DO veganize your frequent meals: For example, stuff peppers with lentils instead of ground turkey, add cannellini beans to a soup instead of chicken, and make chili with kidney beans instead of beef. These are just a few ideas, but be sure to check out the many tasty (and free!) recipes offered by the Hallelujah Diet as well. Picture yourself inviting friends and family over to share your new plant-based lifestyle.
DO seek out ethnic eateries: Now that you have switched to a plant-based diet, dining out might seem like a challenge. However, in many cultures, vegan dishes are staples. This allows you to expand your options, and meeting friends or clients at nearby ethnic restaurants is a great way to socialize without being limited to just a side salad or a plate of steamed veggies. Some favorites could include Indian chana masala, Middle Eastern hummus and tabbouleh, and Thai green curry, but there could be even more variety in your neighborhood.
Don’ts of Following a Plant-Based Diet
DON’T load up on vegan junk food: With so many vegan products on the market these days, even at your grocery store, it’s easy to be presented with poor-quality plant-based food options. Some of this will be highly processed vegan foods, which could include pepperoni pizza and fake bacon, even vegan cookies, candy, and donuts. While there are vegan treats like ice cream made from coconut milk, these should be consumed in moderation. To look and feel your best, the bulk of your meals and snacks should be comprised of nutrient-packed whole foods.
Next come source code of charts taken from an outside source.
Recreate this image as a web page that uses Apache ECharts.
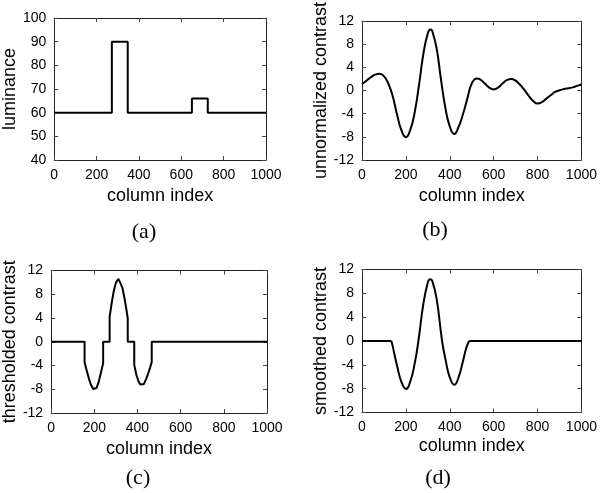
<!DOCTYPE html>
<html>
<head>
<meta charset="utf-8">
<script src="https://cdn.jsdelivr.net/npm/echarts@6/dist/echarts.min.js"></script>
<style>
html,body{margin:0;padding:0;background:#fff;}
#chart{width:600px;height:493px;}
</style>
</head>
<body>
<div id="chart"></div>
<script>
// ---------- data ----------
// (a) luminance profile
const lumX = [0, 272, 272, 347, 347, 650, 650, 725, 725, 1000];
const lumY = [60, 60, 90, 90, 60, 60, 66, 66, 60, 60];

// (b) unnormalized contrast
const rawX = [0, 20, 40, 60, 80, 100, 120, 140, 160, 180, 200, 220, 240, 260, 280, 300, 312, 320, 340, 360, 380, 400, 420, 440, 460, 480, 500, 523, 540, 560, 580, 600, 620, 640, 660, 680, 700, 720, 740, 760, 780, 800, 820, 840, 860, 880, 900, 920, 940, 960, 980, 1000];
const rawY = [1.1, 1.7, 2.3, 2.75, 2.9, 2.5, 1.2, -1.0, -4.2, -6.9, -8.05, -6.8, -3.8, 1.0, 6.4, 9.9, 10.55, 10.3, 7.3, 1.9, -3.0, -6.2, -7.5, -6.3, -4.1, -1.4, 1.2, 2.1, 1.9, 1.2, 0.5, 0.2, 0.5, 1.2, 1.8, 2.0, 1.7, 1.0, 0.1, -0.9, -1.8, -2.25, -2.0, -1.4, -0.8, -0.25, 0.05, 0.25, 0.4, 0.55, 0.8, 1.05];

// (c) thresholded contrast
const thrX = [0, 155, 155, 165, 175, 185, 195, 203, 210, 220, 230, 241, 241, 271, 271, 280, 290, 300, 312, 320, 330, 340, 348, 355, 355, 385, 385, 395, 405, 413, 421, 430, 440, 450, 458, 466, 466, 1000];
const thrY = [0, 0, -3.5, -4.9, -6.2, -7.3, -7.95, -8.1, -7.8, -6.8, -5.3, -3.6, 0, 0, 4.2, 6.4, 8.5, 9.95, 10.6, 10.3, 9.1, 7.3, 5.6, 3.9, 0, 0, -3.9, -5.6, -6.7, -7.2, -7.4, -7.1, -6.3, -5.3, -4.4, -3.4, 0, 0];

// (d) smoothed contrast: flat parts and the smooth lobe
const flatX = [0, 134, null, 488, 1000];
const flatY = [0, 0, null, 0, 0];
const smX = [134, 140, 160, 180, 201, 220, 240, 257, 280, 300, 310, 320, 340, 365, 380, 400, 421, 440, 460, 475, 488];
const smY = [0, -0.9, -4.2, -6.9, -8.05, -6.8, -3.8, 0, 6.3, 9.8, 10.35, 10.1, 7.1, 0, -3.0, -6.1, -7.35, -6.1, -3.4, -1.2, 0];

// ---------- helpers ----------
function pairs(xs, ys) {
  return xs.map((x, i) => (x === null ? null : [x, ys[i]]));
}

const FONT = 'Liberation Sans, Arial, Helvetica, sans-serif';
const grids = [
  { left: 54, top: 18, width: 212, height: 142 },
  { left: 362, top: 18.5, width: 221, height: 141.5 },
  { left: 46, top: 270.5, width: 221, height: 142.5 },
  { left: 362, top: 269.5, width: 221, height: 143 }
];
const yNames = ['luminance', 'unnormalized contrast', 'thresholded contrast', 'smoothed contrast'];
const yRanges = [[40, 100, 10], [-12, 12, 4], [-12, 12, 4], [-12, 12, 4]];
const yNameGap = [28, 27, 27, 27];
const xNameGap = [27, 27, 27, 25];

const lineColor = '#222';
const plain = v => String(v);
const xAxes = [], yAxes = [];
grids.forEach((g, i) => {
  const base = {
    gridIndex: i,
    type: 'value',
    axisLine: { show: true, onZero: false, lineStyle: { color: lineColor, width: 1 } },
    axisTick: { show: true, inside: true, length: 4, lineStyle: { color: '#444', width: 1 } },
    splitLine: { show: false }
  };
  xAxes.push(Object.assign({}, base, {
    position: 'bottom', min: 0, max: 1000, interval: 200,
    name: 'column index', nameLocation: 'middle', nameGap: xNameGap[i],
    nameTextStyle: { fontFamily: FONT, fontSize: 18, color: '#000' },
    axisLabel: { show: true, margin: 8, fontFamily: FONT, fontSize: 14, color: '#000', showMinLabel: true, showMaxLabel: true, formatter: plain }
  }));
  xAxes.push(Object.assign({}, base, {
    position: 'top', min: 0, max: 1000, interval: 200,
    axisLabel: { show: false }
  }));
  const r = yRanges[i];
  yAxes.push(Object.assign({}, base, {
    position: 'left', min: r[0], max: r[1], interval: r[2],
    name: yNames[i], nameLocation: 'middle', nameGap: yNameGap[i],
    nameTextStyle: { fontFamily: FONT, fontSize: 18, color: '#000' },
    axisLabel: { show: true, margin: 8, fontFamily: FONT, fontSize: 14, color: '#000', showMinLabel: true, showMaxLabel: true, formatter: plain }
  }));
  yAxes.push(Object.assign({}, base, {
    position: 'right', min: r[0], max: r[1], interval: r[2],
    axisLabel: { show: false }
  }));
});

const lineStyle = { color: '#000', width: 2 };
function series(i, data, smooth) {
  return {
    type: 'line', xAxisIndex: 2 * i, yAxisIndex: 2 * i,
    data: data, smooth: smooth, showSymbol: false, symbol: 'none',
    connectNulls: false, lineStyle: lineStyle, animation: false,
    clip: false
  };
}

const captions = [
  { t: '(a)', x: 144, y: 232 },
  { t: '(b)', x: 435, y: 230 },
  { t: '(c)', x: 138, y: 478 },
  { t: '(d)', x: 438, y: 478 }
];

const chart = echarts.init(document.getElementById('chart'), null, { renderer: 'canvas' });
chart.setOption({
  backgroundColor: '#fff',
  animation: false,
  grid: grids,
  xAxis: xAxes,
  yAxis: yAxes,
  series: [
    series(0, pairs(lumX, lumY), false),
    series(1, pairs(rawX, rawY), 0.5),
    series(2, pairs(thrX, thrY), false),
    series(3, pairs(flatX, flatY), false),
    series(3, pairs(smX, smY), 0.5)
  ],
  graphic: captions.map(c => ({
    type: 'text', x: c.x, y: c.y,
    style: { text: c.t, fill: '#000', font: '22px "Liberation Serif", "Times New Roman", serif', textAlign: 'center', textVerticalAlign: 'middle' }
  }))
});
</script>
</body>
</html>
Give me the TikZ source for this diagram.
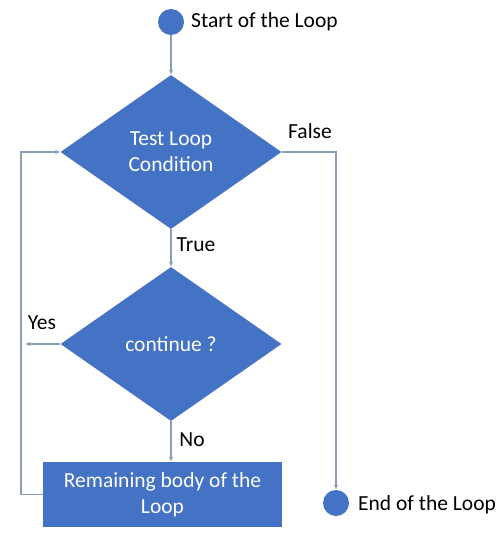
\documentclass[tikz,border=0pt]{standalone}
\usepackage{fontspec}
\setmainfont{Carlito}
\usetikzlibrary{shapes.geometric,arrows.meta}
\definecolor{boxblue}{HTML}{4472C4}
\definecolor{linegray}{HTML}{8C9DB8}
\tikzset{
  x=1pt,y=-1pt,
  flow/.style={draw=linegray,line width=1.1pt,-{Latex[length=5pt,width=4.5pt]}},
  dec/.style={diamond,fill=boxblue,inner sep=0pt,minimum width=221pt,minimum height=154pt,aspect=1.435,text=white,align=center,font=\fontsize{21.5}{26}\selectfont},
  term/.style={circle,fill=boxblue,minimum size=26pt,inner sep=0pt},
  lbl/.style={font=\fontsize{21.5}{26}\selectfont,text=black,inner sep=0pt},
  body/.style={rectangle,fill=boxblue,minimum width=239pt,minimum height=65pt,text=white,align=center,font=\fontsize{21.5}{26}\selectfont,inner sep=0pt}
}
\begin{document}
\begin{tikzpicture}
\useasboundingbox (0,0) rectangle (502,537);
\node[term] (start) at (171,22) {};
\node[lbl,anchor=west] (startlbl) at (191,22) {Start of the Loop};
\node[dec] (test) at (171,152) {Test Loop\\Condition};
\node[dec] (cont) at (171,344) {continue ?};
\node[body] (rem) at (162.5,494.5) {Remaining body of the\\Loop};
\node[term] (end) at (336,503) {};
\node[lbl,anchor=west] (endlbl) at (358,505) {End of the Loop};
\coordinate (yesend) at (25,344);
\coordinate (lc1) at (21,494.5);
\coordinate (lc2) at (21,152);
\coordinate (rc1) at (336,152);

\draw[flow] (start) -- (test.north);
\draw[flow] (test.east) -- (rc1) -- (end.north);
\draw[flow] (test.south) -- (cont.north);
\draw[flow] (cont.west) -- (yesend);
\draw[flow] (cont.south) -- (cont.south |- rem.north);
\draw[flow] (rem.west) -- (lc1) -- (lc2) -- (test.west);

\node[lbl] (false) at (310,131) {False};
\node[lbl] (true) at (196,245) {True};
\node[lbl] (yes) at (42,323) {Yes};
\node[lbl] (no) at (192,440) {No};
\end{tikzpicture}
\end{document}
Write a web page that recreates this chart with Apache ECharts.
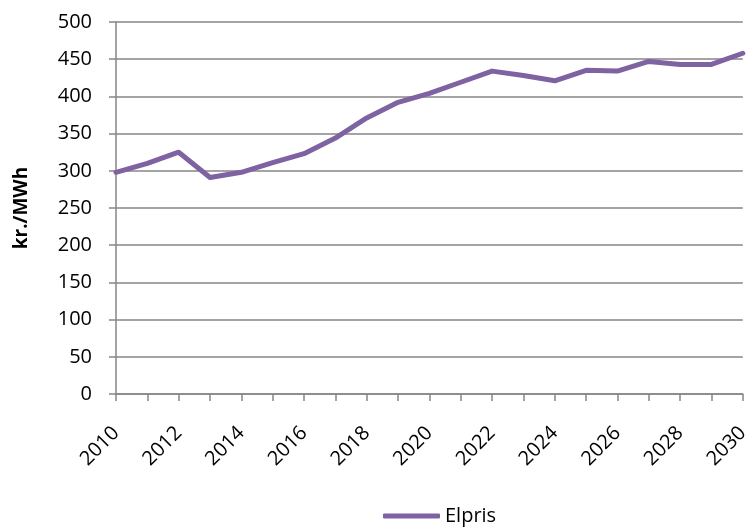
<!DOCTYPE html>
<html>
<head>
<meta charset="utf-8">
<script src="https://cdn.jsdelivr.net/npm/echarts@6/dist/echarts.min.js"></script>
<style>
  html, body { margin: 0; padding: 0; background: #fff; }
  #chart { width: 752px; height: 527px; }
</style>
</head>
<body>
<div id="chart"></div>
<script>
// Electricity price outlook, kr./MWh per year
const years = ['2010','2011','2012','2013','2014','2015','2016','2017','2018','2019','2020',
               '2021','2022','2023','2024','2025','2026','2027','2028','2029','2030'];
const elpris = [298, 310, 325, 291, 298, 311, 323, 344, 371, 392, 404,
                419, 434, 428, 421, 435, 434, 447, 443, 443, 458];
const seriesName = 'Elpris';
const yAxisTitle = 'kr./MWh';

const FONT = '"Open Sans", "Liberation Sans", sans-serif';
const AXIS_GRAY = '#868686';
const PURPLE = '#7E62A1';

const chart = echarts.init(document.getElementById('chart'), null, { renderer: 'canvas' });
chart.setOption({
  animation: false,
  backgroundColor: '#fff',
  textStyle: { fontFamily: FONT },
  grid: { left: 116, right: 4, top: 22, bottom: 133, containLabel: false },
  legend: {
    data: [{ name: seriesName, icon: 'roundRect' }],
    left: 383,
    top: 506,
    padding: 0,
    itemWidth: 57,
    itemHeight: 5,
    textStyle: { fontFamily: FONT, fontSize: 20, color: '#000' }
  },
  xAxis: {
    type: 'category',
    data: years,
    boundaryGap: false,
    axisLine: { show: true, lineStyle: { color: AXIS_GRAY, width: 1.5 } },
    axisTick: { show: true, interval: 0, length: 7, lineStyle: { color: AXIS_GRAY, width: 1.5 } },
    axisLabel: {
      interval: 1,
      rotate: 45,
      margin: 36,
      fontFamily: FONT,
      fontSize: 20,
      color: '#000'
    },
    splitLine: { show: false }
  },
  yAxis: {
    type: 'value',
    min: 0,
    max: 500,
    interval: 50,
    name: yAxisTitle,
    nameLocation: 'middle',
    nameRotate: 90,
    nameGap: 85,
    nameTextStyle: { fontFamily: FONT, fontSize: 19, fontWeight: 'bold', color: '#000' },
    axisLine: { show: true, lineStyle: { color: AXIS_GRAY, width: 1.5 } },
    axisTick: { show: true, length: 7, lineStyle: { color: AXIS_GRAY, width: 1.5 } },
    axisLabel: { margin: 24, fontFamily: FONT, fontSize: 20, color: '#000' },
    splitLine: { show: true, lineStyle: { color: AXIS_GRAY, width: 1.5 } }
  },
  series: [{
    name: seriesName,
    type: 'line',
    data: elpris,
    symbol: 'none',
    color: PURPLE,
    lineStyle: { color: PURPLE, width: 5, cap: 'round', join: 'round' }
  }]
});
</script>
</body>
</html>
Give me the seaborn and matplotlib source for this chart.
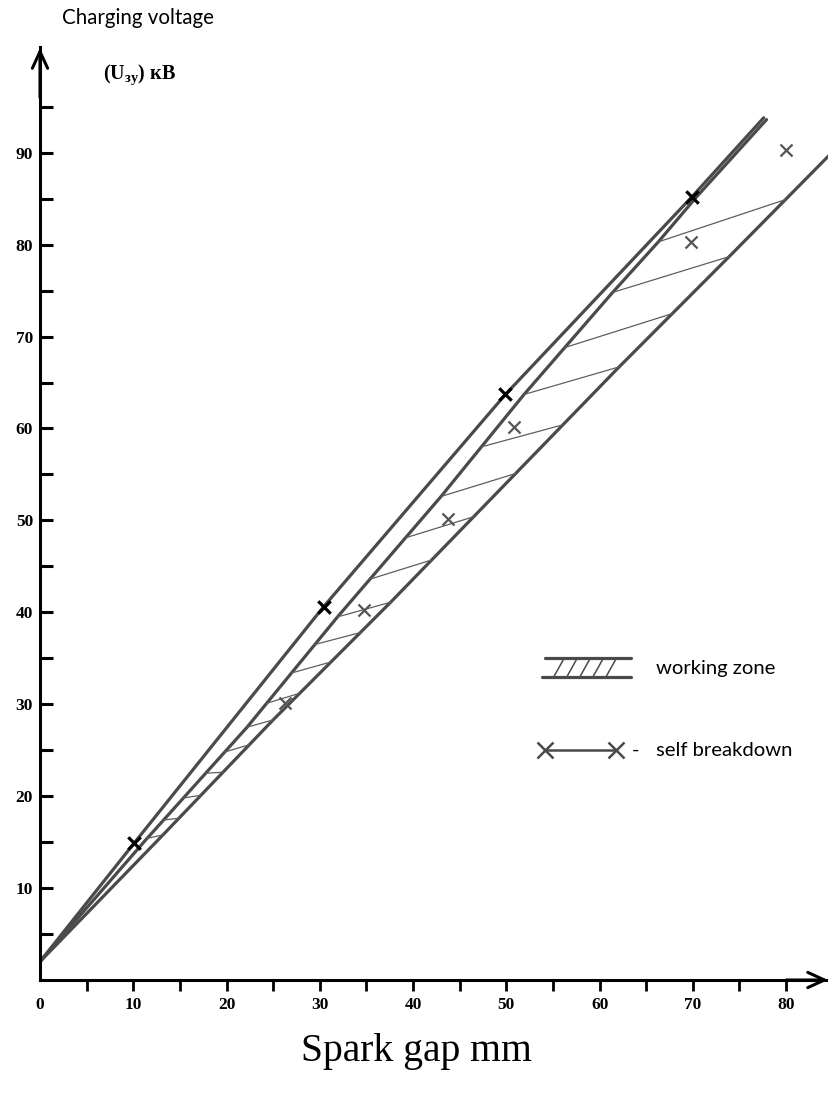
import matplotlib
matplotlib.use("Agg")
import matplotlib.pyplot as plt
import numpy as np
import seaborn as sns

# boundary curves (spark gap mm, charging voltage kV)
upper_x = [0, 10.1, 30.4, 49.9, 69.9, 77.6]
upper_y = [2.0, 14.9, 40.6, 63.7, 85.2, 93.8]

middle_x = [0, 11.3, 22.2, 31.9, 43.0, 51.9, 61.4, 66.3, 70.4, 77.9]
middle_y = [2.0, 15.2, 27.5, 39.5, 52.6, 63.7, 74.8, 80.3, 85.2, 93.6]

lower_x = [0, 13.2, 25.0, 37.6, 51.0, 62.1, 73.9, 84.7]
lower_y = [2.0, 15.8, 28.3, 41.1, 55.1, 66.7, 78.7, 89.8]

# hatch strokes of the working zone: voltage where each starts on the
# middle curve and where it ends on the lower curve
hatch_y_mid = [15.4, 17.4, 19.8, 22.5, 24.8, 27.5, 30.1, 33.4, 36.5,
               39.5, 43.6, 48.1, 52.6, 58.0, 63.7, 68.8, 74.8, 80.3]
hatch_y_low = [15.8, 17.6, 20.1, 22.6, 25.6, 28.3, 31.2, 34.6, 37.8,
               41.1, 45.7, 50.4, 55.1, 60.4, 66.7, 72.5, 78.7, 84.9]

# self breakdown points on the upper curve
bd_x = [10.1, 30.4, 49.9, 69.9]
bd_y = [14.9, 40.6, 63.7, 85.2]

# other measured points
pt_x = [26.3, 34.7, 43.8, 50.8, 69.8, 80.0]
pt_y = [30.1, 40.2, 50.2, 60.2, 80.3, 90.3]

x_ticks = list(range(0, 85, 5))
y_ticks = list(range(5, 100, 5))

sns.set_theme(style="white")
plt.rcParams["font.family"] = ["Liberation Serif", "DejaVu Serif"]
plt.rcParams["text.color"] = "black"
plt.rcParams["mathtext.fontset"] = "custom"
plt.rcParams["mathtext.rm"] = "Liberation Serif:bold"
plt.rcParams["mathtext.bf"] = "Liberation Serif:bold"
plt.rcParams["mathtext.it"] = "Liberation Serif:bold"

W, H = 829, 1095
fig = plt.figure(figsize=(W / 100, H / 100), dpi=100)
ax = fig.add_axes([40 / W, 115 / H, 789 / W, 933 / H])
ax.set_xlim(0, 84.6)
ax.set_ylim(0, 101.5)

line_c = "#4a4a4a"
lw = 2.3
sns.lineplot(x=upper_x, y=upper_y, sort=False, estimator=None, ax=ax,
             color=line_c, lw=lw)
sns.lineplot(x=middle_x, y=middle_y, sort=False, estimator=None, ax=ax,
             color=line_c, lw=lw)
sns.lineplot(x=lower_x, y=lower_y, sort=False, estimator=None, ax=ax,
             color=line_c, lw=lw)

hx0 = np.interp(hatch_y_mid, middle_y, middle_x)
hx1 = np.interp(hatch_y_low, lower_y, lower_x)
ax.plot([hx0, hx1], [hatch_y_mid, hatch_y_low], color="#5e5e5e", lw=0.9)

sns.scatterplot(x=pt_x, y=pt_y, marker="x", s=75, color="#555555",
                linewidth=1.6, ax=ax, zorder=5)
sns.scatterplot(x=bd_x, y=bd_y, marker="x", s=80, color="black",
                linewidth=2.3, ax=ax, zorder=6)

# axes drawn like the hand sketch: open arrows, ticks every 5
for s in ["top", "right"]:
    ax.spines[s].set_visible(False)
for s in ["left", "bottom"]:
    ax.spines[s].set_linewidth(2.2)
    ax.spines[s].set_color("black")

ax.set_xticks(x_ticks)
ax.set_xticklabels([str(v) if v % 10 == 0 else "" for v in x_ticks])
ax.set_yticks(y_ticks)
ax.set_yticklabels([str(v) if v % 10 == 0 else "" for v in y_ticks])
ax.tick_params(axis="x", bottom=True, direction="out", length=8, width=2,
               color="black", pad=4, labelsize=12.5)
ax.tick_params(axis="y", left=True, direction="in", length=9, width=2.2,
               color="black", pad=5, labelsize=12.5)
ax.xaxis.get_major_ticks()[0].tick1line.set_visible(False)
for lab in ax.get_xticklabels() + ax.get_yticklabels():
    lab.set_fontweight("bold")
    lab.set_color("black")

arrow = dict(arrowstyle="->,head_length=1.2,head_width=0.55", lw=2.2,
             color="black", shrinkA=0, shrinkB=0, mutation_scale=10)
ax.annotate("", xy=(0, 101.4), xytext=(0, 96), arrowprops=arrow,
            annotation_clip=False)
ax.annotate("", xy=(84.5, 0), xytext=(80, 0), arrowprops=arrow,
            annotation_clip=False)

ax.set_xlabel("")
ax.set_ylabel("")

sans = ["Lato", "DejaVu Sans"]
fig.text(62 / W, 1 - 18 / H, "Charging voltage", family=sans, size=14.8,
         ha="left", va="center")
fig.text(103 / W, 1 - 75 / H, r"$\mathbf{(U_{зу})\ кВ}$", size=14.5,
         ha="left", va="center")
fig.text(416 / W, 1 - 1052 / H, "Spark gap mm", size=28.5,
         ha="center", va="center")

# legend sketched beside the curves
ax.plot([54.2, 63.4], [35.0, 35.0], color=line_c, lw=lw)
ax.plot([53.8, 63.4], [33.0, 33.0], color=line_c, lw=lw)
for xb in [55.1, 56.5, 57.9, 59.3, 60.7]:
    ax.plot([xb, xb + 1.1], [33.0, 35.0], color=line_c, lw=1.1)
ax.text(66.1, 33.9, "working zone", family=sans, size=14.6, va="center")

ax.plot([54.2, 61.8], [25.0, 25.0], color=line_c, lw=1.8,
        marker="x", markersize=11, markeredgewidth=1.8,
        markevery=[0, 1])
ax.text(63.5, 25.0, "-", family=sans, size=14.6, va="center")
ax.text(66.1, 25.0, "self breakdown", family=sans, size=14.6, va="center")

fig.savefig("out.png", dpi=100)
DON’T be concerned about a loss of essential vitamins and minerals: While there is evidence to show that vegan diets do not contain vitamin B12, an essential nutrient, “Vegans can get vitamin B12 from fortified foods (some brands of soy milk, fake meats, breakfast cereals, and nutritional yeast) and from supplements. Vegan diets may be low in calcium and vitamin D, although there are vegan sources of these nutrients,” says Reed Mangels, Ph.D., RD, nutrition advisor for The Vegetarian Resource Group.
Now That You Have Started, Keep Going!
It’ll be easier to keep going once you have made those first initial steps. As Dr. Craig McDougall says, “Once you have more energy, have lost some weight, or your stomach pain has disappeared, then it’s easier to continue eating healthfully. One of the best motivators for people transitioning to plant-based eating comes from how great they feel and how much more they can do in their lives once they’re feeling healthier.”